Bilcon seeks damages

A New Jersey-based company called Bilcon had plans to build a quarry on Digby Neck. This is a gorgeous, environmentally sensitive spot: a narrow arm of basalt sticking out into an ocean that is home to sensitive whale populations and a healthy lobster fishery.

The quarry would have seen tons of basalt ripped out of the ground and sent to the US for use in building roads. All-in-all, a Class A project when it comes to environmental benefits.

After much lobbying, those opposed to the quarry were able to convince the powers that be that the project merited a full panel review -- the most in-depth level of environmental assessment. The review ruled that the quarry should not proceed.
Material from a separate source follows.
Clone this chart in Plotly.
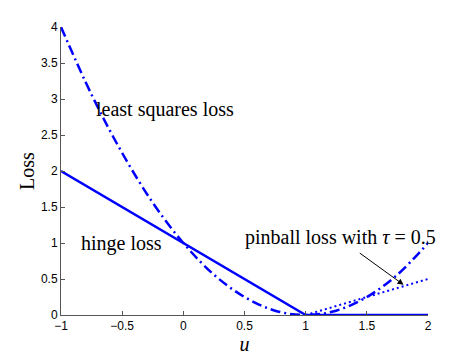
import plotly.graph_objects as go

u_hinge = [-1, 1, 2]
loss_hinge = [2, 0, 0]

u_ls = [-1, -0.75, -0.5, -0.25, 0, 0.25, 0.5, 0.75, 1, 1.25, 1.5, 1.75, 2]
loss_ls = [4, 3.06, 2.25, 1.56, 1, 0.56, 0.25, 0.06, 0, 0.06, 0.25, 0.56, 1]

u_pin = [1, 2]
loss_pin = [0, 0.5]

x_ticks = [-1, -0.5, 0, 0.5, 1, 1.5, 2]
x_ticklabels = ["\u22121", "\u22120.5", "0", "0.5", "1", "1.5", "2"]
y_ticks = [0, 0.5, 1, 1.5, 2, 2.5, 3, 3.5, 4]
y_ticklabels = ["0", "0.5", "1", "1.5", "2", "2.5", "3", "3.5", "4"]

blue = "rgb(0,0,255)"
fig = go.Figure()
fig.add_trace(go.Scatter(x=u_pin, y=loss_pin, mode="lines",
                         line=dict(color=blue, width=2, dash="2px,3px")))
fig.add_trace(go.Scatter(x=u_ls, y=loss_ls, mode="lines", line_shape="spline",
                         line=dict(color=blue, width=2.5, dash="10px,4px,2px,4px")))
fig.add_trace(go.Scatter(x=u_hinge, y=loss_hinge, mode="lines",
                         line=dict(color=blue, width=2.5)))

serif = "Liberation Serif, Times New Roman, serif"
fig.add_annotation(x=-0.73, y=2.85, text="least squares loss", showarrow=False,
                   xanchor="left", yanchor="middle", font=dict(family=serif, size=20, color="black"))
fig.add_annotation(x=-0.85, y=1.0, text="hinge loss", showarrow=False,
                   xanchor="left", yanchor="middle", font=dict(family=serif, size=20, color="black"))
fig.add_annotation(x=0.49, y=1.07, text="pinball loss with <i>\u03c4</i> = 0.5", showarrow=False,
                   xanchor="left", yanchor="middle", font=dict(family=serif, size=20, color="black"))
fig.add_annotation(x=1.80, y=0.42, ax=1.43, ay=0.875, axref="x", ayref="y",
                   text="", showarrow=True, arrowhead=2, arrowsize=1.2, arrowwidth=1, arrowcolor="black")

fig.update_layout(
    width=474, height=355, margin=dict(l=61, r=46, t=27, b=40, autoexpand=False),
    plot_bgcolor="white", paper_bgcolor="white", showlegend=False,
    xaxis=dict(range=[-1, 2], tickvals=x_ticks, ticktext=x_ticklabels, ticks="inside", ticklen=4,
               tickcolor="#555", showline=True, linecolor="#555", linewidth=1, showgrid=False, zeroline=False,
               automargin=False,
               tickfont=dict(family="Liberation Sans, Arial", size=12, color="black"),
               title=dict(text="<i>u</i>", font=dict(family=serif, size=20, color="black"), standoff=0)),
    yaxis=dict(range=[0, 4], tickvals=y_ticks, ticktext=y_ticklabels, ticks="inside", ticklen=4,
               tickcolor="#555", showline=True, linecolor="#555", linewidth=1, showgrid=False, zeroline=False,
               automargin=False,
               tickfont=dict(family="Liberation Sans, Arial", size=12, color="black"),
               title=dict(text="Loss", font=dict(family=serif, size=20, color="black"), standoff=0)),
)
fig.write_html("out.html")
Now Bilcon is seeking $188 million in compensation for this "regulatory failure."

As Jim Meek writes in the Halifax Chronicle-Herald:

Mr. Appleton, a veteran international trade litigator who has written books on NAFTA, said Monday that the "wheels fell off" this regulatory process.

The Fournier panel "included novel, non-scientific criteria" in its decision, Mr. Appleton said.

"They used this concept of community core values, which they had no authority to invoke. Bilcon was never informed of these community core value criteria so it could address them."

Imagine! Looking at community values! Ludicrous.

I just hope my kids don't hear about this litigation. What about the time last summer they asked me for ice cream? And I said we might get some? But using the non-scientific criteria that it was getting too close to dinner time, I wound up saying no. Their expectations were shattered. I should have compensated them with brownies -- or maybe an increase in allowance -- instead.